(Extracted data entries)
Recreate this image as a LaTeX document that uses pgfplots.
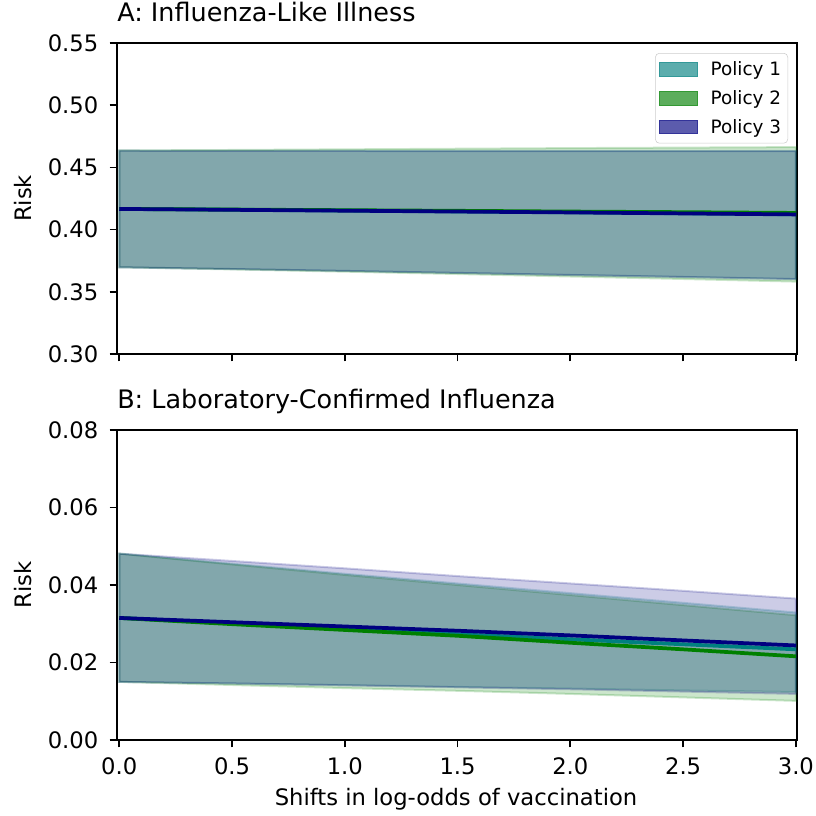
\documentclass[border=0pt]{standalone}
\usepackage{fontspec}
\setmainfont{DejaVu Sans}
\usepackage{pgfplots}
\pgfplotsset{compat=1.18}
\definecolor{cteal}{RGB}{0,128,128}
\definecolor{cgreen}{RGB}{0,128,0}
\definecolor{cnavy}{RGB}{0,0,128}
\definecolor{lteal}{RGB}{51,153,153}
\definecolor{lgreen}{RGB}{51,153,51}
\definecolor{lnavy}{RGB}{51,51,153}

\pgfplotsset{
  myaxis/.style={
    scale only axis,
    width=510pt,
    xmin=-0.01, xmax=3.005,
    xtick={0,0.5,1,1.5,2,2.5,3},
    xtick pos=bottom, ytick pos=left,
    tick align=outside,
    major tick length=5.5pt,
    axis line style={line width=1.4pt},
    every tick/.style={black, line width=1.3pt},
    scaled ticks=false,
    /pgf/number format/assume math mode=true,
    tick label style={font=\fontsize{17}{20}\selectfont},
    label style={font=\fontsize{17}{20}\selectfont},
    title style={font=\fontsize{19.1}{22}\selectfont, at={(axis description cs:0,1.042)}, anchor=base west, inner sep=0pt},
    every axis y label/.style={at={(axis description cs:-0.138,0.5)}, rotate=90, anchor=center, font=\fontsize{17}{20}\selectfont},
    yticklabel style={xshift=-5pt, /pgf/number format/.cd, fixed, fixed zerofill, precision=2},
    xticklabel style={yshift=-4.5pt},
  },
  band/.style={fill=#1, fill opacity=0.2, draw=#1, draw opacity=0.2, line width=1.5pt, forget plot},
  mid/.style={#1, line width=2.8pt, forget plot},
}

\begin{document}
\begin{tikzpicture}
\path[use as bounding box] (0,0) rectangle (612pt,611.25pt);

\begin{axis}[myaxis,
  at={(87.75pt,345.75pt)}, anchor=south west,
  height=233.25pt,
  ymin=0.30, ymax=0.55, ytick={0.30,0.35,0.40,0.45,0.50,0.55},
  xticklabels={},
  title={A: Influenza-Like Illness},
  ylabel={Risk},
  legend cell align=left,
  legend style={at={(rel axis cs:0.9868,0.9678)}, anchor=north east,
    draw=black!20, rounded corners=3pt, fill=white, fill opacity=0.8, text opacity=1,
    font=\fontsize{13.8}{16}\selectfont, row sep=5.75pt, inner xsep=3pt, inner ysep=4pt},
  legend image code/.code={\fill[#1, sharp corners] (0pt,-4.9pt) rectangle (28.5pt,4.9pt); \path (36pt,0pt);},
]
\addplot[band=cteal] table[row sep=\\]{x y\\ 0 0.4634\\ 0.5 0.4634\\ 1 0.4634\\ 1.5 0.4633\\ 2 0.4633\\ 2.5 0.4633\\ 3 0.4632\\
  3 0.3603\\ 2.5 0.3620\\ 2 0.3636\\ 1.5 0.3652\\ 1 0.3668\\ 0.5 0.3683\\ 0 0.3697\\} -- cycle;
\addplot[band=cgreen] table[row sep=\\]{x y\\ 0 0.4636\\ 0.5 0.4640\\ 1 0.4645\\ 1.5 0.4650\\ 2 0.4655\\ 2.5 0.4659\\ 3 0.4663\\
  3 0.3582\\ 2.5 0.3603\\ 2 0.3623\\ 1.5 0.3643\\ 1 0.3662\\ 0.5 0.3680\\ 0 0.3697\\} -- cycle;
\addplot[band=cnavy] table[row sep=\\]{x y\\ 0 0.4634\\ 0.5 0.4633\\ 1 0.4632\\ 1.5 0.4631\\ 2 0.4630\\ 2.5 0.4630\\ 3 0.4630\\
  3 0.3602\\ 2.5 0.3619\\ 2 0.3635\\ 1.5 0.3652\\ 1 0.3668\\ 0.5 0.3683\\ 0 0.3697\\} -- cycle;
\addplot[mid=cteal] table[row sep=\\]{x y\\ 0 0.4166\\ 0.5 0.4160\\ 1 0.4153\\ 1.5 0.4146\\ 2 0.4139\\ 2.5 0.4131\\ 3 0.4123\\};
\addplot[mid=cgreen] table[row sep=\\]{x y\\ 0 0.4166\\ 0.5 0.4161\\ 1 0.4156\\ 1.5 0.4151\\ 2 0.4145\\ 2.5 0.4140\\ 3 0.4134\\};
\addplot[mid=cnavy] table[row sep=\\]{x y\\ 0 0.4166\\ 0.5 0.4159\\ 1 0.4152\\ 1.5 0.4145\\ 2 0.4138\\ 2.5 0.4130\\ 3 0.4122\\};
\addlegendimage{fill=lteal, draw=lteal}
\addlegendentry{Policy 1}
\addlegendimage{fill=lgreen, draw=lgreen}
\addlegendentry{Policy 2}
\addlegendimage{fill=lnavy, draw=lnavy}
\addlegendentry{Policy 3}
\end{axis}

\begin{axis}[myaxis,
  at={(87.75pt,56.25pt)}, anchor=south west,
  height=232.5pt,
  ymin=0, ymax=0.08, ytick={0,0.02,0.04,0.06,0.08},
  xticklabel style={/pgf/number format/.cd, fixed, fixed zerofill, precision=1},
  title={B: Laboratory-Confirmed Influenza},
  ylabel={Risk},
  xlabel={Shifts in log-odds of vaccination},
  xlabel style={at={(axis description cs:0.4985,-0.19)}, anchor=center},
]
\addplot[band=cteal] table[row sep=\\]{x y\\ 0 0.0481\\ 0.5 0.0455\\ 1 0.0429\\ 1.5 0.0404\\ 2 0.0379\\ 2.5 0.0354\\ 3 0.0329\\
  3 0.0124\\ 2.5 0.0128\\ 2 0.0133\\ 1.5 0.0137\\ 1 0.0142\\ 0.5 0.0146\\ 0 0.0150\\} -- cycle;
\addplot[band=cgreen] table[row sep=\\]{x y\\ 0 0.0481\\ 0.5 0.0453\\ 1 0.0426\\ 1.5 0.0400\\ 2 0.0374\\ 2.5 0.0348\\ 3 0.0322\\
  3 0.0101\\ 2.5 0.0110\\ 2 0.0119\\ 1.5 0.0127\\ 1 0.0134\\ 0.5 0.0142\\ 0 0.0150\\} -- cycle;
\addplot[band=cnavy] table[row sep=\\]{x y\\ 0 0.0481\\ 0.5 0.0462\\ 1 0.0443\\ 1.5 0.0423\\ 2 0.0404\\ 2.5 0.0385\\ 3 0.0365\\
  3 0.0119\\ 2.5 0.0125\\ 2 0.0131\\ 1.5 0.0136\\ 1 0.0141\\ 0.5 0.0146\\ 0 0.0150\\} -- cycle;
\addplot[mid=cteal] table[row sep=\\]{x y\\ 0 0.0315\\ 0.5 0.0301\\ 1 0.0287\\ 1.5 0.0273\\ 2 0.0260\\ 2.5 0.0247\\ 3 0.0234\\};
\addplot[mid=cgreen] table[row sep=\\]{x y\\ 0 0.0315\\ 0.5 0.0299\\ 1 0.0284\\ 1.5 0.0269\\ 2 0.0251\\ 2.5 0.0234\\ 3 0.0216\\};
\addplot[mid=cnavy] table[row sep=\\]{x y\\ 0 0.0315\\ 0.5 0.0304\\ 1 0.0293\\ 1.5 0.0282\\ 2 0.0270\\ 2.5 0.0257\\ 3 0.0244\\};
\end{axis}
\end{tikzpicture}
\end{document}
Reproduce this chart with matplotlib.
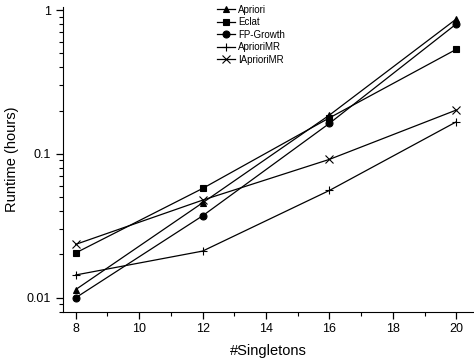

### Prompt
Find the word "this" in the data and copy out each line where it turns up.

### Right answer
Recreate this image as a LaTeX document that uses pgfplots.
Reproduce this chart with matplotlib.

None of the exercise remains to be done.